Era momento de iniciar el ejercicio de concentración que solía hacer antes de cada partida. Por más que me relajé y concentré, no podía apartar a Desdémona de mi mente, cantando antes de morir. ¿Sería una premonición? En mis partidas, la dama debía vivir para que yo obtuviera un buen puntaje en el torneo. Haría valer su capacidad de atacar de manera directa y destruir las defensas de mis oponentes. Sabía que no me iba a defraudar. Yo no era Otelo, creía en mi dama, y con esa confianza inicié la primera de mis partidas. Esa, y la siguiente, transcurrieron sin sobresaltos, en el clima predecible de sonidos que se van diluyendo a medida que uno enfoca la atención en el juego.

Sin desmerecer a mis contrincantes debo admitir que en esa primera jornada mi intuición estaba alineada con mi habilidad. Le gané a mis dos primeros contrincantes y me sentí preparado para la próxima partida. Cuando llamaron a un receso no me moví de mi lugar. Había advertido que un par de jugadores cambiaron las sillas para robar la suerte de su oponente. Yo lo había hecho en una oportunidad y me dio resultado; aunque lo más acertado es que fuera esa palabra en la que los jugadores de ajedrez no creemos. En la tercera partida había obtenido el dominio de la casilla d5; mi intuición me decía que sería decisiva para ganar, cuando ocurrió algo inesperado: se activó una alarma de inusitada intensidad. La chicharra parecía ir creciendo en decibeles, al tiempo que una cadena de carteles de neón, iluminaban intermitentes la inscripción FIRE.

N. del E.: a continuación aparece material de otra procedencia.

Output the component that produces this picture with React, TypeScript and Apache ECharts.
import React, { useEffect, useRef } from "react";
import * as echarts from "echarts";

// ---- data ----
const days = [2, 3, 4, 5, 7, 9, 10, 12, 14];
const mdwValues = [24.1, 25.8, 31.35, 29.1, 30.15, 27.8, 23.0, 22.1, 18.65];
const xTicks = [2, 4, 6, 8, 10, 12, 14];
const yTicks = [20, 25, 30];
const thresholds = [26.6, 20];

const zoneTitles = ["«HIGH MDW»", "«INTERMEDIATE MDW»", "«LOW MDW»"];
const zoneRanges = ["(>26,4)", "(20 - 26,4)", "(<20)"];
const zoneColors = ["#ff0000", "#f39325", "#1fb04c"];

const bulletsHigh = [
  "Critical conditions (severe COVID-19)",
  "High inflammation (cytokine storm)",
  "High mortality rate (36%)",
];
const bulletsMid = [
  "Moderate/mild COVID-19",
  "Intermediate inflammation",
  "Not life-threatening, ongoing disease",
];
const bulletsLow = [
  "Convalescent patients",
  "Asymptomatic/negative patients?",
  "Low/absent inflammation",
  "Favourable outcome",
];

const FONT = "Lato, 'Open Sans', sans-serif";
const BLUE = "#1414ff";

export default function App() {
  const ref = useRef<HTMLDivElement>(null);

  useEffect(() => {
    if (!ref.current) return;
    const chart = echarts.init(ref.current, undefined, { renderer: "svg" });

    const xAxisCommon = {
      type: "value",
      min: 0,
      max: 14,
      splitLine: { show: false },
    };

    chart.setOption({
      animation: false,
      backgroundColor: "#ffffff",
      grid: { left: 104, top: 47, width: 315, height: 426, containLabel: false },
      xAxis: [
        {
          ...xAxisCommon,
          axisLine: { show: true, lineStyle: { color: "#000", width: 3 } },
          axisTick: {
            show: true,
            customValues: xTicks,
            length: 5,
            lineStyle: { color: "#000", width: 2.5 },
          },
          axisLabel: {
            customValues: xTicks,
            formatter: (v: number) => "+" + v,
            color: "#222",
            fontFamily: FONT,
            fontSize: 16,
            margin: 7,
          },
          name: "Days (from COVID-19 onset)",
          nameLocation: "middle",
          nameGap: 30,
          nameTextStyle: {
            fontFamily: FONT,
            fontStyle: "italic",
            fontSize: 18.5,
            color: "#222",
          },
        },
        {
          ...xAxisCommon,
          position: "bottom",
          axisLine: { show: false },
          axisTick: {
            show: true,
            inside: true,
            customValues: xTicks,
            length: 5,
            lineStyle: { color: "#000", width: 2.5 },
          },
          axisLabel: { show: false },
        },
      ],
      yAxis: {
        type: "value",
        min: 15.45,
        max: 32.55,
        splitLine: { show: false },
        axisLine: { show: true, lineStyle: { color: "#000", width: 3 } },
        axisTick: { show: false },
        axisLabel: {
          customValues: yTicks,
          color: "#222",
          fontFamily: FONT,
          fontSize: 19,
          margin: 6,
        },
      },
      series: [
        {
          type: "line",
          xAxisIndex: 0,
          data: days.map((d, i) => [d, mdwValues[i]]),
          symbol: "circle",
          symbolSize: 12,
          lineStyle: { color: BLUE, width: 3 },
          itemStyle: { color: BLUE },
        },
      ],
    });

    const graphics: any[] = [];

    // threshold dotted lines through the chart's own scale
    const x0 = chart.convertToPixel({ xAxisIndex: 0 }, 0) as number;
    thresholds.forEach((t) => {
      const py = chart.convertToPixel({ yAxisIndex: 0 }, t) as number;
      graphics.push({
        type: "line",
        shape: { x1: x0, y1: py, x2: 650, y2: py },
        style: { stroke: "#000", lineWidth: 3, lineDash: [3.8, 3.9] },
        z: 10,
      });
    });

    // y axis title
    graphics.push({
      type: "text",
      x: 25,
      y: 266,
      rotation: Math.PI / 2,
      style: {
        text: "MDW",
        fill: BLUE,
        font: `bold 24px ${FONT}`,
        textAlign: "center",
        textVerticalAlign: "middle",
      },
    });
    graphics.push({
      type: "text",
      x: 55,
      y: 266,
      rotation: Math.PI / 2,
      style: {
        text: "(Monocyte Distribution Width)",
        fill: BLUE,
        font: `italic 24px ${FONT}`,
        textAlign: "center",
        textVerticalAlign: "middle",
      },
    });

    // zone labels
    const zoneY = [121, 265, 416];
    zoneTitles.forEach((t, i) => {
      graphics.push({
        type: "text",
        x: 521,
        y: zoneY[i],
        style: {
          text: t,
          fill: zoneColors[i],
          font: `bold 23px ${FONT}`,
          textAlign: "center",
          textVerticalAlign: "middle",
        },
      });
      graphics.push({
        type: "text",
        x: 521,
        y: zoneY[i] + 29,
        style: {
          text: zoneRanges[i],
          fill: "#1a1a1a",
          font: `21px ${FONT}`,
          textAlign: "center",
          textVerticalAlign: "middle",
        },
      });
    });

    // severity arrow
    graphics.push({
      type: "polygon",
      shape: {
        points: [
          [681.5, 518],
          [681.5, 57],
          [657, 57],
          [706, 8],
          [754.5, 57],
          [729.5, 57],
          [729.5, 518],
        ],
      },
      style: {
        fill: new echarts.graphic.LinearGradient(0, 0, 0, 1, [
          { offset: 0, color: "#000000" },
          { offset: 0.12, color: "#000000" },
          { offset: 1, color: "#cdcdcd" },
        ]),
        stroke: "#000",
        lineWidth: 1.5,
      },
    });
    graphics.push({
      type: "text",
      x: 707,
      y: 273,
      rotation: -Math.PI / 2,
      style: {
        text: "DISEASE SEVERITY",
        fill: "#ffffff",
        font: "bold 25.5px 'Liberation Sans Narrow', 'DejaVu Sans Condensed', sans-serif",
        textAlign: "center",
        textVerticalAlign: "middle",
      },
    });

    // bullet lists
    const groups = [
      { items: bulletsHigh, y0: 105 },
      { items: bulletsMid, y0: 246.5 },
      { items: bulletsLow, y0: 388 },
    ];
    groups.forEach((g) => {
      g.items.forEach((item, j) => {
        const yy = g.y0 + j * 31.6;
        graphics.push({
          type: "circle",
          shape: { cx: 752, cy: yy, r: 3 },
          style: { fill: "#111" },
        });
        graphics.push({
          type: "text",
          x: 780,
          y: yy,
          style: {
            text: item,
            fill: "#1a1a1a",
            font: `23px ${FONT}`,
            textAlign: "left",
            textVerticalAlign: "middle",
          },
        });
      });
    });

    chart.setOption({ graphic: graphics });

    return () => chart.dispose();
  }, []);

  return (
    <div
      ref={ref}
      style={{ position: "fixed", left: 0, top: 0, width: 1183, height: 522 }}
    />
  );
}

 Llegué a observar a lo lejos otros dos carteles que indicaban EXIT, y debajo de ellos una cantidad de gente precipitándose para salir, posiblemente los jurados y supervisores. Recién allí percibí con dificultad la situación general, cuando mis ojos comenzaron a lagrimear por el humo y me faltó el aire. El panorama era el de un hormiguero recién aplastado: a falta de lazos habituales, cada quien hacía lo que podía, pero presos del caos y la desorganización. Tanteé el maletín que estaba en el piso, tomé el celular y fotografié la posición que yo creía me era tan favorable. Serviría de prueba si se reanudaba el torneo. Antes de intentar escapar del siniestro observé la foto. Quedé aterrorizado. En el lugar de dama blanca estaba Desdémona; mientras que el rey negro era Otelo, blandiendo una espada. Con un rápido movimiento arranqué a Desdémona del tablero; hasta sentí el filo de la espada de Otelo cortar el aire. Huí apretando a Desdémona contra mi corazón.

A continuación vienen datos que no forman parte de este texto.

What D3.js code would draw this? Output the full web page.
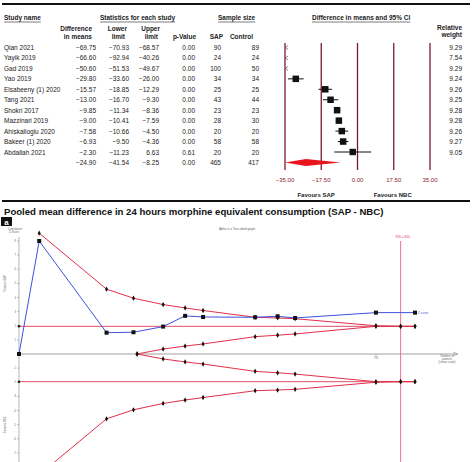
<!DOCTYPE html><html><head><meta charset="utf-8"><script src="https://cdn.jsdelivr.net/npm/d3@7"></script>
<style>body{margin:0;background:#fff}text{font-family:Arial,"Liberation Sans",sans-serif}</style></head><body>
<svg id="c" width="474" height="462"></svg>
<script>
const studies=["Qian 2021","Yayik 2019","Gad 2019","Yao 2019","Elsabeeny (1) 2020","Tang 2021","Shokri 2017","Mazzinari 2019","Ahiskalioglu 2020","Bakeer (1) 2020","Abdallah 2021"];
const diff=[-69.75,-66.60,-50.60,-29.80,-15.57,-13.00,-9.85,-9.00,-7.58,-6.93,-2.30];
const lower=[-70.93,-92.94,-51.53,-33.60,-18.85,-16.70,-11.34,-10.41,-10.66,-9.50,-11.23];
const upper=[-68.57,-40.26,-49.67,-26.00,-12.29,-9.30,-8.36,-7.59,-4.50,-4.36,6.63];
const pval=[0,0,0,0,0,0,0,0,0,0,0.61];
const sap=[90,24,100,34,25,43,23,28,20,58,20];
const ctrl=[89,24,50,34,25,44,23,30,20,58,20];
const weight=[9.29,7.54,9.29,9.24,9.26,9.25,9.28,9.28,9.26,9.27,9.05];
const pooled={diff:-24.90,lower:-41.54,upper:-8.25,p:0,sap:465,ctrl:417};
const forestTicks=[-35,-17.5,0,17.5,35];
// TSA data (patients, z)
const zCurve=[[0,0],[45,8],[195,1.51],[255,1.54],[321,1.94],[370,2.7],[410,2.62],[526,2.6],[576,2.67],[615,2.55],[795,2.93],[882,2.93]];
const upperB=[[45,8.55],[195,4.59],[255,3.95],[321,3.5],[370,3.26],[410,3.08],[526,2.6],[576,2.55],[615,2.5],[795,2.0],[850,1.96],[882,1.96]];
const futB=[[263,0],[321,0.35],[370,0.56],[410,0.71],[526,1.23],[576,1.33],[615,1.42],[795,1.96],[850,1.96],[882,1.96]];
const zTicks=[-7,-6,-5,-4,-3,-2,-1,1,2,3,4,5,6,7,8];

const svg=d3.select("#c");
function t(x,y,s,o={}){return svg.append("text").attr("x",x).attr("y",y).text(s).attr("font-size",o.fs||6.5).attr("font-weight",o.fw||"normal").attr("text-anchor",o.a||"start").attr("fill",o.c||"#222");}
svg.append("line").attr("x1",2).attr("x2",470).attr("y1",4).attr("y2",4).attr("stroke","#111").attr("stroke-width",2);
[["Study name",4],["Statistics for each study",100],["Sample size",218],["Difference in means and 95% CI",312]].forEach(([s,x])=>{const e=t(x,20,s,{fw:"bold",fs:6.5});const w=e.node().getComputedTextLength();svg.append("line").attr("x1",x).attr("x2",x+w).attr("y1",22).attr("y2",22).attr("stroke","#222").attr("stroke-width",0.6);});
t(92,31,"Difference",{fw:"bold",a:"end"});t(92,39,"in means",{fw:"bold",a:"end"});
t(127,31,"Lower",{fw:"bold",a:"end"});t(125,39,"limit",{fw:"bold",a:"end"});
t(160,31,"Upper",{fw:"bold",a:"end"});t(158,39,"limit",{fw:"bold",a:"end"});
t(196,39,"p-Value",{fw:"bold",a:"end"});t(223,39,"SAP",{fw:"bold",a:"end"});t(253,39,"Control",{fw:"bold",a:"end"});
t(462,30,"Relative",{fw:"bold",a:"end"});t(462,37,"weight",{fw:"bold",a:"end"});
const rowY=i=>50+10.45*i;
const fmt=d3.format(".2f");
studies.forEach((s,i)=>{const y=rowY(i);t(4,y,s);t(96,y,fmt(diff[i]),{a:"end"});t(129,y,fmt(lower[i]),{a:"end"});t(159,y,fmt(upper[i]),{a:"end"});t(195,y,fmt(pval[i]),{a:"end"});t(221,y,sap[i],{a:"end"});t(259,y,ctrl[i],{a:"end"});t(462,y,fmt(weight[i]),{a:"end"});});
{const y=rowY(11);t(96,y,fmt(pooled.diff),{a:"end"});t(129,y,fmt(pooled.lower),{a:"end"});t(159,y,fmt(pooled.upper),{a:"end"});t(195,y,fmt(pooled.p),{a:"end"});t(221,y,pooled.sap,{a:"end"});t(259,y,pooled.ctrl,{a:"end"});}
const xF=d3.scaleLinear().domain([-35,35]).range([285,430]);
forestTicks.forEach(v=>{svg.append("line").attr("x1",xF(v)).attr("x2",xF(v)).attr("y1",43).attr("y2",170).attr("stroke","#7a1a2a").attr("stroke-width",1.3);t(xF(v),182,fmt(v),{a:"middle",c:"#8b1a2a",fs:6});});
t(xF(-20),197,"Favours SAP",{fw:"bold",a:"middle",fs:6});t(xF(17),197,"Favours NBC",{fw:"bold",a:"middle",fs:6});
const cl=v=>Math.max(-35,Math.min(35,v));
studies.forEach((s,i)=>{const y=rowY(i)-2.5;
 if(upper[i]<-35){svg.append("path").attr("d",`M${xF(-35)+3},${y-2}L${xF(-35)+0.5},${y}L${xF(-35)+3},${y+2}`).attr("fill","none").attr("stroke","#333").attr("stroke-width",0.6);return;}
 svg.append("line").attr("x1",xF(cl(lower[i]))).attr("x2",xF(cl(upper[i]))).attr("y1",y).attr("y2",y).attr("stroke","#111").attr("stroke-width",1);
 const sz=6.5*Math.sqrt(weight[i]/9.29);svg.append("rect").attr("x",xF(diff[i])-sz/2).attr("y",y-sz/2).attr("width",sz).attr("height",sz).attr("fill","#111");});
{const y=rowY(11)-2.5;svg.append("path").attr("d",`M${xF(cl(pooled.lower))},${y}L${xF(pooled.diff)},${y-3.5}L${xF(pooled.upper)},${y}L${xF(pooled.diff)},${y+3.5}Z`).attr("fill","#e8141e");}
svg.append("line").attr("x1",2).attr("x2",470).attr("y1",201).attr("y2",201).attr("stroke","#111").attr("stroke-width",2);
t(4,215,"Pooled mean difference in 24 hours morphine equivalent consumption (SAP - NBC)",{fw:"bold",fs:9.6,c:"#111"});
svg.append("rect").attr("x",1).attr("y",217).attr("width",11).attr("height",9).attr("fill","#111");
t(6.5,224.5,"a",{fs:8,c:"#fff",a:"middle",fw:"bold"});
const xT=d3.scaleLinear().domain([0,882]).range([19,415]);
const yT=d3.scaleLinear().domain([0,8]).range([354,241]);
const g=svg.append("g");
g.append("line").attr("x1",19).attr("x2",19).attr("y1",yT(8.3)).attr("y2",462).attr("stroke","#888").attr("stroke-width",0.6);
g.append("line").attr("x1",19).attr("x2",457).attr("y1",yT(0)).attr("y2",yT(0)).attr("stroke","#888").attr("stroke-width",0.8);
g.append("path").attr("d",`M453,${yT(0)-2}L458,${yT(0)}L453,${yT(0)+2}`).attr("fill","none").attr("stroke","#888").attr("stroke-width",0.6);
zTicks.forEach(z=>{g.append("line").attr("x1",17).attr("x2",19).attr("y1",yT(z)).attr("y2",yT(z)).attr("stroke","#888").attr("stroke-width",0.5);t(16,yT(z)+1,z,{fs:2.6,a:"end",c:"#666"});});
t(8,230,"Cumulative",{fs:2.8,c:"#666"});t(9,233,"Z-Score",{fs:2.8,c:"#666"});
t(237,230,"Alpha is a Two-sided graph",{fs:3,a:"middle",c:"#666"});
t(447,357,"Number of",{fs:2.8,a:"middle",c:"#666"});t(447,360,"patients",{fs:2.8,a:"middle",c:"#666"});t(447,363,"(Linear scale)",{fs:2.8,a:"middle",c:"#666"});
svg.append("text").attr("transform",`translate(6,${yT(5)}) rotate(-90)`).attr("text-anchor","middle").attr("font-size",2.8).attr("fill","#666").text("Favours SAP");
svg.append("text").attr("transform",`translate(6,${yT(-5)}) rotate(-90)`).attr("text-anchor","middle").attr("font-size",2.8).attr("fill","#666").text("Favours NBC");
g.append("clipPath").attr("id","cp").append("rect").attr("x",0).attr("y",225).attr("width",474).attr("height",237);
[1.96,-1.96].forEach(z=>g.append("line").attr("x1",19).attr("x2",xT(882)).attr("y1",yT(z)).attr("y2",yT(z)).attr("stroke","#d82040").attr("stroke-width",0.8));
g.append("line").attr("x1",xT(850)).attr("x2",xT(850)).attr("y1",yT(8)).attr("y2",462).attr("stroke","#f06080").attr("stroke-width",0.9);
t(xT(850)+2,238,"RIS = 850",{fs:3.2,a:"middle",c:"#e04070"});
g.append("line").attr("x1",xT(795)).attr("x2",xT(795)).attr("y1",yT(0)).attr("y2",yT(0)+2).attr("stroke","#888").attr("stroke-width",0.5);
t(xT(795),yT(0)+5,"795",{fs:2.6,a:"middle",c:"#666"});
const ln=d3.line().x(d=>xT(d[0])).y(d=>yT(d[1]));
const lowerB=[[45,-8.55],...upperB.slice(1).map(d=>[d[0],-d[1]])];
const futL=futB.map(d=>[d[0],-d[1]]);
const cg=g.append("g").attr("clip-path","url(#cp)");
[upperB,lowerB,futB,futL].forEach(b=>{cg.append("path").attr("d",ln(b)).attr("fill","none").attr("stroke","#e0304a").attr("stroke-width",1);
 b.forEach(d=>cg.append("path").attr("d",d3.symbol(d3.symbolDiamond,8)()).attr("transform",`translate(${xT(d[0])},${yT(d[1])})`).attr("fill","#111"));});
g.append("path").attr("d",ln(zCurve)).attr("fill","none").attr("stroke","#4050e0").attr("stroke-width",1);
zCurve.forEach(d=>g.append("rect").attr("x",xT(d[0])-2).attr("y",yT(d[1])-2).attr("width",4).attr("height",4).attr("fill","#111"));
t(xT(882)+3,yT(2.93)+1,"Z-curve",{fs:3,c:"#4050e0"});
g.append("circle").attr("cx",19).attr("cy",yT(1.96)).attr("r",1.2).attr("fill","#111");
g.append("circle").attr("cx",19).attr("cy",yT(-1.96)).attr("r",1.2).attr("fill","#111");
</script></body></html>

En un instante toda la sala se llenó de humo. Muchos de los asistentes que habían salido en cuanto empezó a sonar la sirena, se encontraban en el suelo dando bocanadas, en busca de un aire menos contaminado que respirar. Yo me había quitado la chaqueta, utilizándola de mascarilla para respirar a través de la tela, pero cada vez costaba más. Con cada inhalación, el humo iba penetrando más y más en los tejidos. El olor y sabor a quemado se incrustaba en la nariz y la garganta, fagocitando el oxígeno a su paso. Una sensación de mareo empezaba a nublar mi mente mientras Otelo sonaba en mi cabeza, cada vez con mayor intensidad. Tener a Desdémona a mi lado era lo único que me mantenía con fuerzas para buscar una salida. Los cadáveres se iban amontonando dentro del local, cada vez era más difícil avanzar, cada vez el hueco era menor y la sensación de agobio aumentaba. Caí al suelo sin sentido.

Fue el canto de una mujer, según dijeron los bomberos, lo que los guió a mi lado; aunque nunca la hallaron. ¿Cómo lo harían si la tenía incrustada en mi corazón?